First, let's calculate `$$(-3)^{3}$$`. This means multiplying -3 by itself 3 times:
`$$(-3)^{3} = (-3) \times (-3) \times (-3)$$`
`$$(-3) \times (-3) = 9$$`
Then, `$$9 \times (-3) = -27$$`
So, `$$(-3)^{3} = -27$$`.
Next, let's calculate `$$(-3)^{2}$$`. This means multiplying -3 by itself 2 times:
`$$(-3)^{2} = (-3) \times (-3)$$`
`$$(-3) \times (-3) = 9$$`
So, `$$(-3)^{2} = 9$$`.
Now, we perform the multiplication inside the brackets: `$$(-3)^{3}\times (-3)^{2} = -27 \times 9$$`
To calculate `$$27 \times 9$$`:
We can think of this as `$$20 \times 9 + 7 \times 9$$`.
`$$20 \times 9 = 180$$`
`$$7 \times 9 = 63$$`
`$$180 + 63 = 243$$`
Since we are multiplying a negative number by a positive number, the result is negative.
`$$-27 \times 9 = -243$$`.

**step5** Evaluating the second part of the expression: squaring the result

The result from the previous step for the second set of brackets was -243. Now we need to square this result:
`$$(-243)^{2} = (-243) \times (-243)$$`
Since a negative number multiplied by a negative number results in a positive number, the final result will be positive.
To calculate `$$243 \times 243$$`:
We can perform the multiplication:
`$$243$$`
`$$\times 243$$`
`$$\rule{2.5cm}{0.4pt}$$`
`$$729$$` (This is `$$243 \times 3$$`)
`$$9720$$` (This is `$$243 \times 40$$`)
`$$48600$$` (This is `$$243 \times 200$$`)
`$$\rule{2.5cm}{0.4pt}$$`
`$$59049$$`
So, the second complete part of the original expression, `$$[(-3)^{3}\times (-3)^{2}]^{2}$$`, evaluates to `$$59049$$`.
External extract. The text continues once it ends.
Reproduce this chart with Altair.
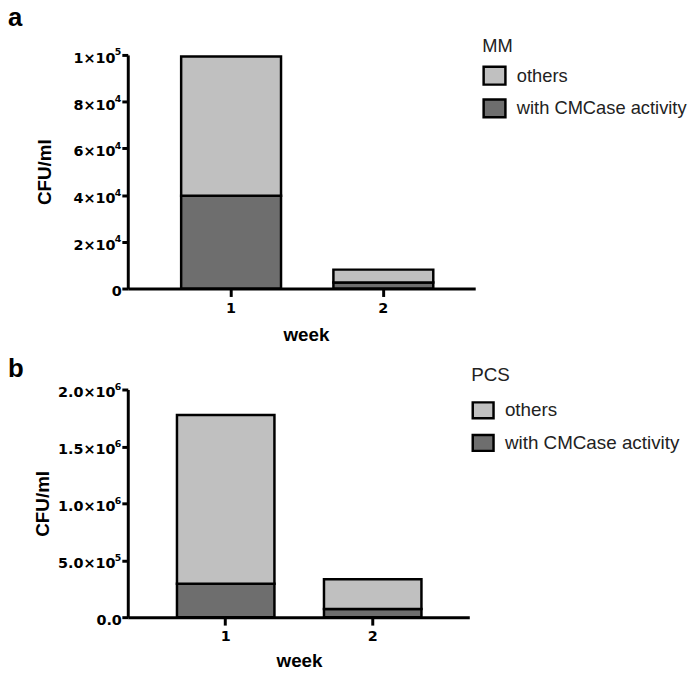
import altair as alt
import pandas as pd

weeks = ["1", "2"]
groups = ["others", "with CMCase activity"]
group_colors = ["#c0c0c0", "#6e6e6e"]

mm_cmcase = [39700, 2600]
mm_others = [59600, 5500]
pcs_cmcase = [293000, 72000]
pcs_others = [1484000, 261000]

mm_ticks = [0, 20000, 40000, 60000, 80000, 100000]
mm_mantissas = ["0", "2×10", "4×10", "6×10", "8×10", "1×10"]
mm_exponents = ["", "4", "4", "4", "4", "5"]
pcs_ticks = [0, 500000, 1000000, 1500000, 2000000]
pcs_mantissas = ["0.0", "5.0×10", "1.0×10", "1.5×10", "2.0×10"]
pcs_exponents = ["", "5", "6", "6", "6"]

FONT = "Liberation Sans"
TICKFONT = "DejaVu Sans"


def label_expr(values, labels):
    expr = "''"
    for v, l in reversed(list(zip(values, labels))):
        expr = f"datum.value == {v} ? '{l}' : ({expr})"
    return expr


def panel(letter, legend_title, cmcase, others, ticks, mantissas, exponents, ymax,
          width, height, pad_inner, pad_outer, align, xtitle_x, xtitle_y,
          ytitle_x, legend_x, legend_y, legend_font, sym_w, sym_h,
          title_pad, row_pad, letter_y, letter_baseline):
    df = pd.DataFrame({
        "week": weeks + weeks,
        "group": [groups[1]] * len(weeks) + [groups[0]] * len(weeks),
        "value": cmcase + others,
        "stackorder": [0] * len(weeks) + [1] * len(weeks),
    })
    yscale = alt.Scale(domain=[0, ymax], nice=False)
    yaxis = alt.Axis(title="CFU/ml", values=ticks,
                     labelExpr=label_expr(ticks, mantissas),
                     labelBaseline="alphabetic", labelOffset=7.5,
                     labelPadding=alt.condition("datum.value == 0", alt.value(0.5), alt.value(7)),
                     titleAngle=-90, titleX=ytitle_x, titleY=height / 2,
                     titleBaseline="middle", titleAlign="center",
                     tickSize=6, labelFontSize=14.5)
    ratio = sym_h / sym_w
    bars = alt.Chart(df).mark_bar(stroke="black", strokeWidth=2.5, opacity=1).encode(
        x=alt.X("week:N",
                scale=alt.Scale(paddingInner=pad_inner, paddingOuter=pad_outer, align=align),
                axis=alt.Axis(title="week", labelAngle=0, titleX=xtitle_x, titleY=xtitle_y,
                              titleBaseline="alphabetic", titleAlign="center",
                              tickSize=8, labelPadding=5, labelFontSize=14.5)),
        y=alt.Y("value:Q", stack="zero", scale=yscale, axis=yaxis),
        color=alt.Color("group:N",
                        scale=alt.Scale(domain=groups, range=group_colors),
                        legend=alt.Legend(
                            title=legend_title, orient="none",
                            legendX=legend_x, legendY=legend_y,
                            titleFont=FONT, titleFontSize=legend_font,
                            titleFontWeight="normal", titleColor="#222222",
                            titlePadding=title_pad,
                            labelFont=FONT, labelFontSize=legend_font,
                            labelColor="#222222", labelOffset=10, labelLimit=0,
                            symbolType=f"M-1,-{ratio:.3f}H1V{ratio:.3f}H-1Z",
                            symbolSize=sym_w * sym_w,
                            symbolStrokeColor="black", symbolStrokeWidth=2.5,
                            symbolOpacity=1, rowPadding=row_pad)),
        order=alt.Order("stackorder:Q", sort="ascending"),
    )
    exp_df = pd.DataFrame({"value": ticks, "exp": exponents})
    exps = alt.Chart(exp_df).transform_filter("datum.exp != ''").mark_text(
        font=TICKFONT, fontSize=9.5, fontWeight="bold", align="right",
        baseline="alphabetic", color="black", dy=0.5
    ).encode(text="exp:N", x=alt.value(-6.5), y=alt.Y("value:Q", scale=yscale, axis=yaxis))
    label = alt.Chart(pd.DataFrame({"t": [letter]})).mark_text(
        font=FONT, fontSize=26, fontWeight="bold", align="left",
        baseline=letter_baseline, color="black"
    ).encode(text="t:N", x=alt.value(-121), y=alt.value(letter_y))
    return alt.layer(bars, exps, label).properties(width=width, height=height)


top = panel("a", "MM", mm_cmcase, mm_others, mm_ticks, mm_mantissas, mm_exponents, 100000,
            351, 236, 0.344, 0.313, 0.56, 180, 53, -84.5, 358, -18, 18.5, 22, 18,
            8, 4, -50, "top")
bottom = panel("b", "PCS", pcs_cmcase, pcs_others, pcs_ticks, pcs_mantissas, pcs_exponents,
               2000000, 345, 230, 0.337, 0.33, 0.507, 173, 50, -86, 347, -24, 19, 21, 16,
               14, 5, -13, "alphabetic")

chart = alt.vconcat(top, bottom, spacing=11).resolve_scale(color="independent").resolve_legend(
    color="independent"
).properties(
    padding={"left": 0, "top": -6, "right": 5, "bottom": 0}
).configure_view(stroke=None).configure_axis(
    grid=False, domainColor="black", domainWidth=3, tickColor="black", tickWidth=3,
    labelFont=TICKFONT, labelFontWeight="bold", labelColor="black",
    titleFont=FONT, titleFontWeight="bold", titleFontSize=19, titleColor="black",
)

chart.save("out.html", embed_options={"renderer": "svg", "actions": False})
**step6** Final subtraction

Now we have the evaluated values for both major parts of the expression.
The first part is `$$4$$`.
The second part is `$$59049$$`.
The original expression is `$$[(-2)^{3}\div (-2)^{2}]^{2}-[(-3)^{3}\times (-3)^{2}]^{2}$$`, which simplifies to `$$4 - 59049$$`.
To calculate `$$4 - 59049$$`:
When subtracting a larger number from a smaller number, the result will be negative. We find the difference between the two numbers and then apply the negative sign.
The difference between 59049 and 4 is `$$59049 - 4 = 59045$$`.
Since we are subtracting 59049 from 4, the result is `$$-59045$$`.
Therefore, the final evaluated value of the expression is `$$-59045$$`.